- **Exercise brief**
Nothing outside the lines from the one containing "What Altair code" down to the one containing "-45.0, -57.0, -97.0]" belongs in the copy; print that span exactly, both ends included, with pictures removed.

- **Input**
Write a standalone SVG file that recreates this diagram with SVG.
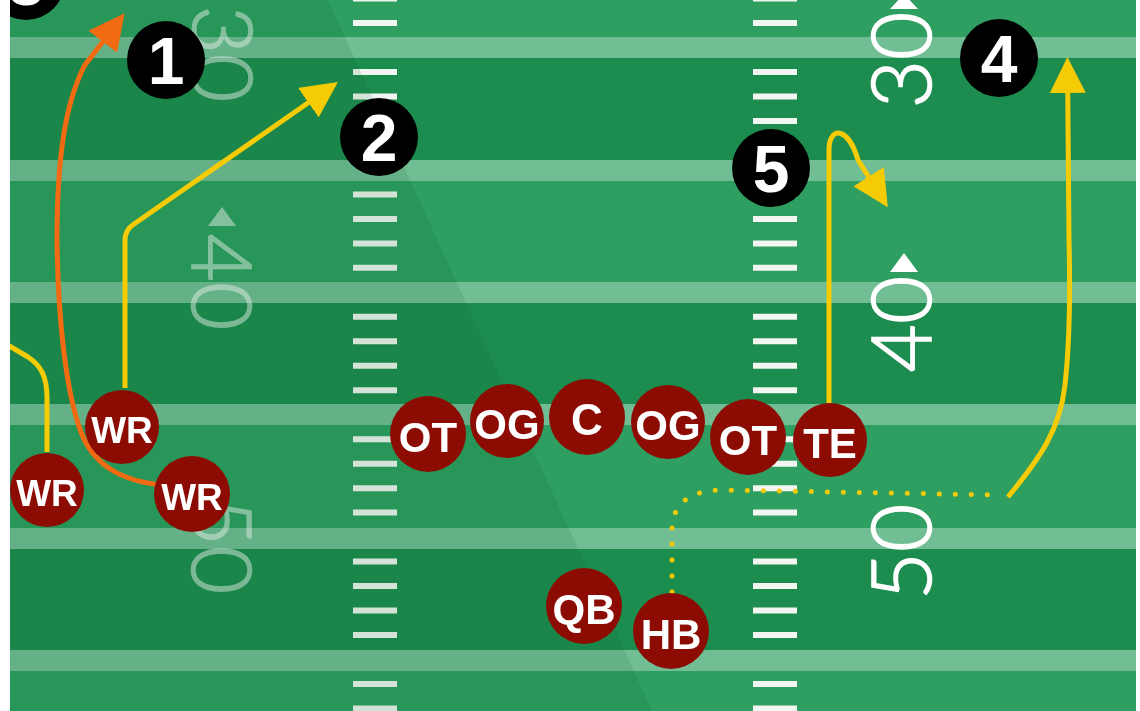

...

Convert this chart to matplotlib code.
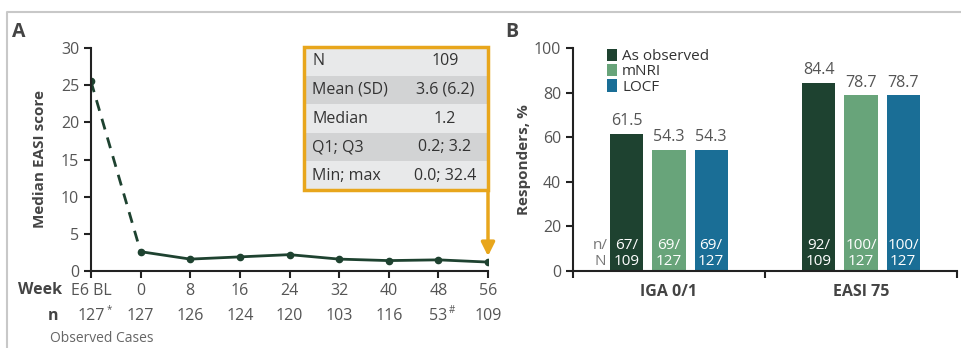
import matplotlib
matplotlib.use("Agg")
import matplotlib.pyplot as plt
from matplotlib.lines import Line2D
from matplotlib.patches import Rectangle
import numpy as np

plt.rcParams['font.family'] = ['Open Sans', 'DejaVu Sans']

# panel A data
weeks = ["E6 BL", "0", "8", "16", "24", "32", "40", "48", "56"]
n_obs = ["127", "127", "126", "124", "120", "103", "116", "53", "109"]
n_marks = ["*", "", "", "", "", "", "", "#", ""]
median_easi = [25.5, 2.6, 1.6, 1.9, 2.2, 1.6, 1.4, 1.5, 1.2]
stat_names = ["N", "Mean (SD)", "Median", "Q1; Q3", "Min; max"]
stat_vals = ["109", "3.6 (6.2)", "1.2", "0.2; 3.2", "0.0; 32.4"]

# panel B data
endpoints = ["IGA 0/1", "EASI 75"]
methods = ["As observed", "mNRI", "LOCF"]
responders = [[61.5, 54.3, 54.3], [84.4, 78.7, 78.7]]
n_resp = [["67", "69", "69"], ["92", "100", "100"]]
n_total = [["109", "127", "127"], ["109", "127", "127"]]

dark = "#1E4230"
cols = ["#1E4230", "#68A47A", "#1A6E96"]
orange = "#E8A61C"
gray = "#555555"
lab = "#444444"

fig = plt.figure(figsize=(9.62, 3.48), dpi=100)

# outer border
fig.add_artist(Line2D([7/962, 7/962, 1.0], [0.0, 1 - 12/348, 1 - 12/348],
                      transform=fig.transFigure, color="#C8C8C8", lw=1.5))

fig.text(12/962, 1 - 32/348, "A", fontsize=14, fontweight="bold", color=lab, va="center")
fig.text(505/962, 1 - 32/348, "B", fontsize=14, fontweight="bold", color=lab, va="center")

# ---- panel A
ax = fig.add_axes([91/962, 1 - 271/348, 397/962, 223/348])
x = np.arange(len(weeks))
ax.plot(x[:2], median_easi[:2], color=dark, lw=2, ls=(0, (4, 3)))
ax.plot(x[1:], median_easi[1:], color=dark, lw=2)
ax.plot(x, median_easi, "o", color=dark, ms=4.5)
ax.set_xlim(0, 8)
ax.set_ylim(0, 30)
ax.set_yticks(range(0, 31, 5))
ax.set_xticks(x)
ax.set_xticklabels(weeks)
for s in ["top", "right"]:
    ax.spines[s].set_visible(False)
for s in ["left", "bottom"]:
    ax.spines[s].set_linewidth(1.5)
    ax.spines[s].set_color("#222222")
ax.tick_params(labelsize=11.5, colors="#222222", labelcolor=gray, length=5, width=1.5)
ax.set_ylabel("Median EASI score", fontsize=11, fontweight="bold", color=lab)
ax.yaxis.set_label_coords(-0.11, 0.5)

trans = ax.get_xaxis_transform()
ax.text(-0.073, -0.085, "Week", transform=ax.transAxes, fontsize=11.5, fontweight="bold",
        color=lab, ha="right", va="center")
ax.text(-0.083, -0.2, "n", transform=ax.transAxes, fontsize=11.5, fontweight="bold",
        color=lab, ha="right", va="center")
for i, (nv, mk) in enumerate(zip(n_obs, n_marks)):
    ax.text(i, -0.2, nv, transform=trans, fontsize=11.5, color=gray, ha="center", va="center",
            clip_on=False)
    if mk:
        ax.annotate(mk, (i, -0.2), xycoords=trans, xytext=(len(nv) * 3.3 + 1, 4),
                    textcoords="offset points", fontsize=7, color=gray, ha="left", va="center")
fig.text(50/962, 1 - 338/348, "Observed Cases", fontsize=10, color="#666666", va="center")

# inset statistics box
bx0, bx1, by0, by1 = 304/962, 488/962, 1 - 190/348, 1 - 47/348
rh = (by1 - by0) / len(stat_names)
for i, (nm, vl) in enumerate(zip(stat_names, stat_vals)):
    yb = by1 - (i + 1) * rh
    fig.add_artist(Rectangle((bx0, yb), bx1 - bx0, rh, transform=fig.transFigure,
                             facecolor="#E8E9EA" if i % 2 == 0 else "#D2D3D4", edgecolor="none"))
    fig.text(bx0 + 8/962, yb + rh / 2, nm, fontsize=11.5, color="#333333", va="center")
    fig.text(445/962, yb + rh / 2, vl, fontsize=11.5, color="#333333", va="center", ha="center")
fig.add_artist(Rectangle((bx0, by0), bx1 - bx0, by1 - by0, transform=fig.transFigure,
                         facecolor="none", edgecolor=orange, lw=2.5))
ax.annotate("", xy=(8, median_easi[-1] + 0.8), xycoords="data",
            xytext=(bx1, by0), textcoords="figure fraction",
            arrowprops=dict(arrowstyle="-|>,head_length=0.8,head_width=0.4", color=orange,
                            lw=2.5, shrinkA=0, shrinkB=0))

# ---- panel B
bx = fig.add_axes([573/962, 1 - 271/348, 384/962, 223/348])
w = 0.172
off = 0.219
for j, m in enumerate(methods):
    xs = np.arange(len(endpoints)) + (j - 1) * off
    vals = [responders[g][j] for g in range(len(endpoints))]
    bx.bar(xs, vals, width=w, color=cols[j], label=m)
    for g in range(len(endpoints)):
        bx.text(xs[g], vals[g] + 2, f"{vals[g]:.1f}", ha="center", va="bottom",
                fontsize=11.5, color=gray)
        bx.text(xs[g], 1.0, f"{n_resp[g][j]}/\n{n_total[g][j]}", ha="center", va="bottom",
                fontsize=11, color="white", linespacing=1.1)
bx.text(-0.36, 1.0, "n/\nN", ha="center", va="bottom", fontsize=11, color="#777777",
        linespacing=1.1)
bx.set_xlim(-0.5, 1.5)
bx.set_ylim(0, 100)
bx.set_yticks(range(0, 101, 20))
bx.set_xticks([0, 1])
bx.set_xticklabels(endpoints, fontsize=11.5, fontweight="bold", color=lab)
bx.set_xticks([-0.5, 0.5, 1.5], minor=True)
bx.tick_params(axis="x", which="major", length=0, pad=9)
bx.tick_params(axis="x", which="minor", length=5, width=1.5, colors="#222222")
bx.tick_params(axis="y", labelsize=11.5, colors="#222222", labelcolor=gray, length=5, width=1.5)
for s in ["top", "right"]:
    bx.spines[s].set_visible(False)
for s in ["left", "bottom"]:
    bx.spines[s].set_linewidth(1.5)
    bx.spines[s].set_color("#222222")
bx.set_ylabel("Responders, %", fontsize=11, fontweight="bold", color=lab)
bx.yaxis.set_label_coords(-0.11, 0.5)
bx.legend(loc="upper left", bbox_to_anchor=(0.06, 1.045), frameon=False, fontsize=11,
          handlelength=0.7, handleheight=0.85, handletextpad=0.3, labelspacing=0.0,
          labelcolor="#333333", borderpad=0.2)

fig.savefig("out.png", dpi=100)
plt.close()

==

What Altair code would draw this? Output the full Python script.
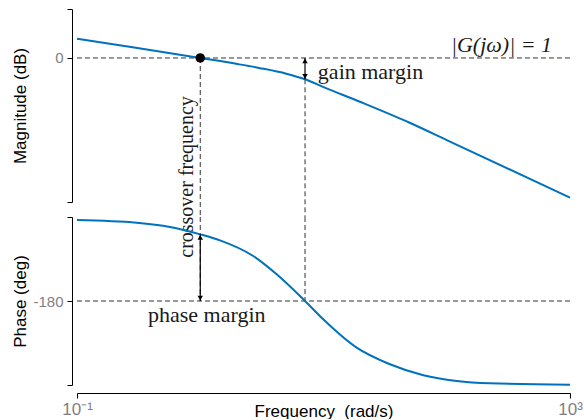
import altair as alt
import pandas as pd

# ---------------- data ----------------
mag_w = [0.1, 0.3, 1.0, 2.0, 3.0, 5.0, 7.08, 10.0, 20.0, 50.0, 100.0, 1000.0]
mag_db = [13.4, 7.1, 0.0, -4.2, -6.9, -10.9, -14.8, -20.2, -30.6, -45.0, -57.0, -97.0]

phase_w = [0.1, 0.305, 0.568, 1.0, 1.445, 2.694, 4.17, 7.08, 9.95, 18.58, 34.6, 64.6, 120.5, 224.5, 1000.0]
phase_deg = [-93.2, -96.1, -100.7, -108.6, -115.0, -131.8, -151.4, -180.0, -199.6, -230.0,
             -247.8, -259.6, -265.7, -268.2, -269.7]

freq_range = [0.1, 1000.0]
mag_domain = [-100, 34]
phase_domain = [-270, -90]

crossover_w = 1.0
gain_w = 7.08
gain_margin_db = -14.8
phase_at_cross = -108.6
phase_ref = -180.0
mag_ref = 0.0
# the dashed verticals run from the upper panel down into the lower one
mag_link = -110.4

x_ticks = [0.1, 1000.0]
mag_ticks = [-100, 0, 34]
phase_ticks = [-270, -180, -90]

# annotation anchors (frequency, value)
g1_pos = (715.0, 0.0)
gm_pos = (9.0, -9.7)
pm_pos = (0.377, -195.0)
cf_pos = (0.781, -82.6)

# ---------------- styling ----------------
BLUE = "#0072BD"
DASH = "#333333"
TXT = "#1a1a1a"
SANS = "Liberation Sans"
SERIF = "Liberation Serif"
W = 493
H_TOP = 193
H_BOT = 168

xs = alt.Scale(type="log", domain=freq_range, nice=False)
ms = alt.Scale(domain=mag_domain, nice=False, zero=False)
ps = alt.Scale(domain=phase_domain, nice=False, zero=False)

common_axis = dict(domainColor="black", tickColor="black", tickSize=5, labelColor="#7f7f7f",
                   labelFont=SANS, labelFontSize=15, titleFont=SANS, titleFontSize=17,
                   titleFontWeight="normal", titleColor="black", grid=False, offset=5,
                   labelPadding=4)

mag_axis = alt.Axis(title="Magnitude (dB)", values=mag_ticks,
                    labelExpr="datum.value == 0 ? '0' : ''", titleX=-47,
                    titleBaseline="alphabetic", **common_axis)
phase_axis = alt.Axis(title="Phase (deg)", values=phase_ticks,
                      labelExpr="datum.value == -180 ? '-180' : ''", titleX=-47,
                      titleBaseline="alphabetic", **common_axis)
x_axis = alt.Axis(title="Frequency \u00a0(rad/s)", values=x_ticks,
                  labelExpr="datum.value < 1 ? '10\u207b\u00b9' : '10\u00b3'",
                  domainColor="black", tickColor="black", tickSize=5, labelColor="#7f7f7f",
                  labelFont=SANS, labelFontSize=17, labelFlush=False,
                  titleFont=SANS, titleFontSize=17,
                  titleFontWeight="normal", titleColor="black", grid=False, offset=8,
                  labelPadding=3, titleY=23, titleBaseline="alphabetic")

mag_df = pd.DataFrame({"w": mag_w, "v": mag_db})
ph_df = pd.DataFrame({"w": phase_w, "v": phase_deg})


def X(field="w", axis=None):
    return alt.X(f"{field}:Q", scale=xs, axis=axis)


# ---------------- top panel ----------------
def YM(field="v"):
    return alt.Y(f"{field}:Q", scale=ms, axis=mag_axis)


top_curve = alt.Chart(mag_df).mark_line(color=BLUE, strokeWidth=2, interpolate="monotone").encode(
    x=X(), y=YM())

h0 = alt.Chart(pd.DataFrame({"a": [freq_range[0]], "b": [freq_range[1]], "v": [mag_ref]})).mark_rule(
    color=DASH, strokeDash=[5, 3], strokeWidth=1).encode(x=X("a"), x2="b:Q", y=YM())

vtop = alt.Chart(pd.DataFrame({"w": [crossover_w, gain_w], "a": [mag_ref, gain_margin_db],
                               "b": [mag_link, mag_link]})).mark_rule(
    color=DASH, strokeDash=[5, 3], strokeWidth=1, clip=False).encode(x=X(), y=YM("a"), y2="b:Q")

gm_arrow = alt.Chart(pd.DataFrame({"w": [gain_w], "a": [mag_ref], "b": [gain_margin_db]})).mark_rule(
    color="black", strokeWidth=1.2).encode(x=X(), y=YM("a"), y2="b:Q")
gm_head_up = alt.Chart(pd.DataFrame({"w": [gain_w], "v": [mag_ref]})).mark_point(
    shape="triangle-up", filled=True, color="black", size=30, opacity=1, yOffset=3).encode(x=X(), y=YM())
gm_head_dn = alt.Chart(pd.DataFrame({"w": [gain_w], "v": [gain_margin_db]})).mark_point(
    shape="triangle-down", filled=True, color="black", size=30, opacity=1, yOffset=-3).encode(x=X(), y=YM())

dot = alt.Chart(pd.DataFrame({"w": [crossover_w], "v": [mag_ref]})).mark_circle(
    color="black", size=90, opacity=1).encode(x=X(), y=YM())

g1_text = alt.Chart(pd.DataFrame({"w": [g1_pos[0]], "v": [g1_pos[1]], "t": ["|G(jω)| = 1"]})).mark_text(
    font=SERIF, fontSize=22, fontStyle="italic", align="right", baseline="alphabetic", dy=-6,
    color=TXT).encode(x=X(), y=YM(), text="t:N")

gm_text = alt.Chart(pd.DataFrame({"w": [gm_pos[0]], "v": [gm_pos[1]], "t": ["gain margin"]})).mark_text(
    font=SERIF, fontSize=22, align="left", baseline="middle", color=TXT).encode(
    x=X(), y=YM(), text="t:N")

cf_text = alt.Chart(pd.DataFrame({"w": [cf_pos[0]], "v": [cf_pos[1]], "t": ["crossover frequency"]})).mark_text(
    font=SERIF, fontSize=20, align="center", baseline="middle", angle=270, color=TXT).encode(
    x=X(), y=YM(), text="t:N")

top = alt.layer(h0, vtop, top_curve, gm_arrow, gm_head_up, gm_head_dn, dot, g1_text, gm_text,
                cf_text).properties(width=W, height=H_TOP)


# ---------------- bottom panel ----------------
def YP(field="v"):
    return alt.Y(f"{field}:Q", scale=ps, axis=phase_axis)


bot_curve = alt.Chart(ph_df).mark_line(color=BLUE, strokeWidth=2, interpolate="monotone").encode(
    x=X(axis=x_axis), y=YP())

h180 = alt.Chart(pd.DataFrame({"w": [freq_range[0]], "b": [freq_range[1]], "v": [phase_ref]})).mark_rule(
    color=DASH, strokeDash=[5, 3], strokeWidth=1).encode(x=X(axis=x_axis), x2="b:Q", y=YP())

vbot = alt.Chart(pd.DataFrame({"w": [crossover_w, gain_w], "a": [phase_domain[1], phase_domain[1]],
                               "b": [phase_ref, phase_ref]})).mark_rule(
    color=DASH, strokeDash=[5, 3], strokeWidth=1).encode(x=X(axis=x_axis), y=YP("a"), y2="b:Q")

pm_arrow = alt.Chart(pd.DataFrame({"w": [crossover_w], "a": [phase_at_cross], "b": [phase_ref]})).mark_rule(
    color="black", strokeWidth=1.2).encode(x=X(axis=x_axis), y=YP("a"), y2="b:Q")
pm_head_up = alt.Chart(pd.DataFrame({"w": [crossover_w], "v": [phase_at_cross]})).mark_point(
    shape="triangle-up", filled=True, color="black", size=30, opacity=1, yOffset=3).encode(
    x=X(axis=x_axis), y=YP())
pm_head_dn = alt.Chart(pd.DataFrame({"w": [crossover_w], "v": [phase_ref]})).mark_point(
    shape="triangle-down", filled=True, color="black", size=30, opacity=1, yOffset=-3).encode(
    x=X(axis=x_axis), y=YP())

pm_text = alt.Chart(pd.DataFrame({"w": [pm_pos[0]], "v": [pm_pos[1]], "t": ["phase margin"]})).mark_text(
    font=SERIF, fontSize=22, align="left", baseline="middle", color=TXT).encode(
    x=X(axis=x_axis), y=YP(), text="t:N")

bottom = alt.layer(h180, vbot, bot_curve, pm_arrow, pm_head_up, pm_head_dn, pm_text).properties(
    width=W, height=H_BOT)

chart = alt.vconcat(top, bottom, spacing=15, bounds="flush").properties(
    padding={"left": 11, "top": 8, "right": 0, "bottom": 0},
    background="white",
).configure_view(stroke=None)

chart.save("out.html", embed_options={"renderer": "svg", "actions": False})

- **Full answer**
What Altair code would draw this? Output the full Python script.
import altair as alt
import pandas as pd

# ---------------- data ----------------
mag_w = [0.1, 0.3, 1.0, 2.0, 3.0, 5.0, 7.08, 10.0, 20.0, 50.0, 100.0, 1000.0]
mag_db = [13.4, 7.1, 0.0, -4.2, -6.9, -10.9, -14.8, -20.2, -30.6, -45.0, -57.0, -97.0]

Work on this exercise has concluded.